(Figure scripts)
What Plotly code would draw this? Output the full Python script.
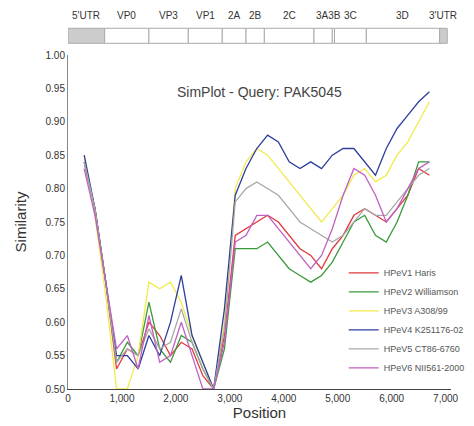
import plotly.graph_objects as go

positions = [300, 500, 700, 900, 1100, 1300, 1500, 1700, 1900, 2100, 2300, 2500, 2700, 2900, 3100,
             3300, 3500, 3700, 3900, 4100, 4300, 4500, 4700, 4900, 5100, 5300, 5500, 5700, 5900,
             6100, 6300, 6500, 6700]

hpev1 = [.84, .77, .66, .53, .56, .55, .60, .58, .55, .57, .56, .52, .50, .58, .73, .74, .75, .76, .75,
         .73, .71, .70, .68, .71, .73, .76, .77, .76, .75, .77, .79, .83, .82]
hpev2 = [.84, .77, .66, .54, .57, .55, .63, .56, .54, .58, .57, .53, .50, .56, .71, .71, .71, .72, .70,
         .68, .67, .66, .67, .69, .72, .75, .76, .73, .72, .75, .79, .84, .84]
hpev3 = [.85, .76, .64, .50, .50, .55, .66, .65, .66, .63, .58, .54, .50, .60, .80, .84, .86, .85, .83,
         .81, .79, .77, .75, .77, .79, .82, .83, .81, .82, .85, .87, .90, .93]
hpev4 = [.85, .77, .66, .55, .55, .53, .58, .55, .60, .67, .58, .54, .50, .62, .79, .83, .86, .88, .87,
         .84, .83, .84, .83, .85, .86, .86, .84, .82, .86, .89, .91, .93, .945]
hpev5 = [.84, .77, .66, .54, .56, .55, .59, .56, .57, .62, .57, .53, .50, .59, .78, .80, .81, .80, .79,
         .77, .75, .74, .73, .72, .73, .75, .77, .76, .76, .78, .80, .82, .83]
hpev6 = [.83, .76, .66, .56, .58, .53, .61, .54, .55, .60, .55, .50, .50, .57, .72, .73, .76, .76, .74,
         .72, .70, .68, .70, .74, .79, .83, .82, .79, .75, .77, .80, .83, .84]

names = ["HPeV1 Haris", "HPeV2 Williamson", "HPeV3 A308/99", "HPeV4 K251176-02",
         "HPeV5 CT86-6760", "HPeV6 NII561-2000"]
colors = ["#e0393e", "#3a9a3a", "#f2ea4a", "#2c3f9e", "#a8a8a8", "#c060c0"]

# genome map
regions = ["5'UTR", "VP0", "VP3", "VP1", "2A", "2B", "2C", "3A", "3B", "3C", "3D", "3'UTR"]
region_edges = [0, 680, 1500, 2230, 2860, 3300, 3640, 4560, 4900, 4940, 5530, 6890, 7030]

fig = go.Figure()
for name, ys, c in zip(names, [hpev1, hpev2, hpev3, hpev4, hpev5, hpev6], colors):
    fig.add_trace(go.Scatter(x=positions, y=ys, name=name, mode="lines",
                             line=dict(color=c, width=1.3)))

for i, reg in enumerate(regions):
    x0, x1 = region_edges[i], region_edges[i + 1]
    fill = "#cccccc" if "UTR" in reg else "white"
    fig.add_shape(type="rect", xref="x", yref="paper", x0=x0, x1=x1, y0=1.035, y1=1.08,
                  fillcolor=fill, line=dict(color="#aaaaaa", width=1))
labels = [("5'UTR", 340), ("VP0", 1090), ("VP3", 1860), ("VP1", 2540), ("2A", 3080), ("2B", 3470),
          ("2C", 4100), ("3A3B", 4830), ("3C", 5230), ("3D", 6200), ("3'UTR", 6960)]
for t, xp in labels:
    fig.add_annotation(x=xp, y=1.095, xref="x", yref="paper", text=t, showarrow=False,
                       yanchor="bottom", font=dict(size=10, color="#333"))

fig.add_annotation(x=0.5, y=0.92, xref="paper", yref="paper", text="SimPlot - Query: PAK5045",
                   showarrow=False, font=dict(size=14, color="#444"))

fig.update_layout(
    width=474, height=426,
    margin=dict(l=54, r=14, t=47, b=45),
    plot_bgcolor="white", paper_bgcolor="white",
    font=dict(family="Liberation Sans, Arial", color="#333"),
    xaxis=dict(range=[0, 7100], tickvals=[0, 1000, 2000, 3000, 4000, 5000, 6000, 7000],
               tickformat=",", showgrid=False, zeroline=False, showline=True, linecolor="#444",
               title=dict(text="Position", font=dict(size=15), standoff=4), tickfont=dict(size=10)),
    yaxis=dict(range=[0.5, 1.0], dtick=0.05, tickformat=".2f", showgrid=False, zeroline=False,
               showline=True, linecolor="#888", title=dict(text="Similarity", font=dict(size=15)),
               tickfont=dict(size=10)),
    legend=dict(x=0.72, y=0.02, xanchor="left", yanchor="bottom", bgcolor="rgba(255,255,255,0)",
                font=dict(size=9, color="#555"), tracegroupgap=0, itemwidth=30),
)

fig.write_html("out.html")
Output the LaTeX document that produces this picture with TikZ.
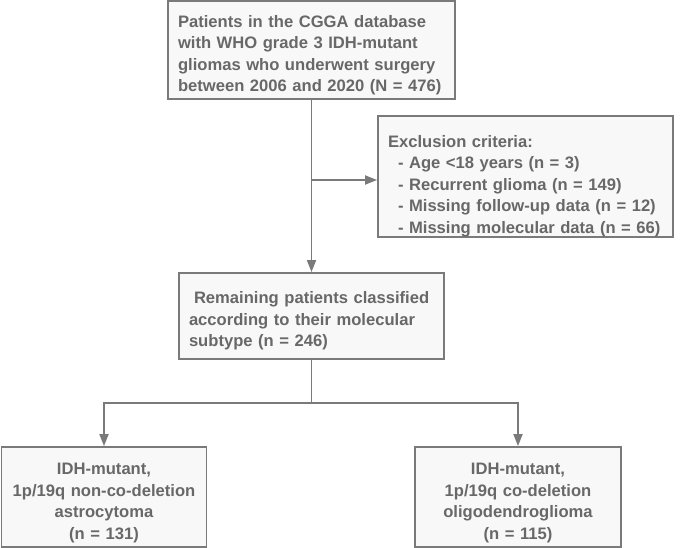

■ Exercise prompt
Only the lines from the start of the records to the one containing "6100, 6300, 6500, 6700]" should be repeated, exactly and with both ends kept; drop any pictures.

■ Output below
What Plotly code would draw this? Output the full Python script.
import plotly.graph_objects as go

positions = [300, 500, 700, 900, 1100, 1300, 1500, 1700, 1900, 2100, 2300, 2500, 2700, 2900, 3100,
             3300, 3500, 3700, 3900, 4100, 4300, 4500, 4700, 4900, 5100, 5300, 5500, 5700, 5900,
             6100, 6300, 6500, 6700]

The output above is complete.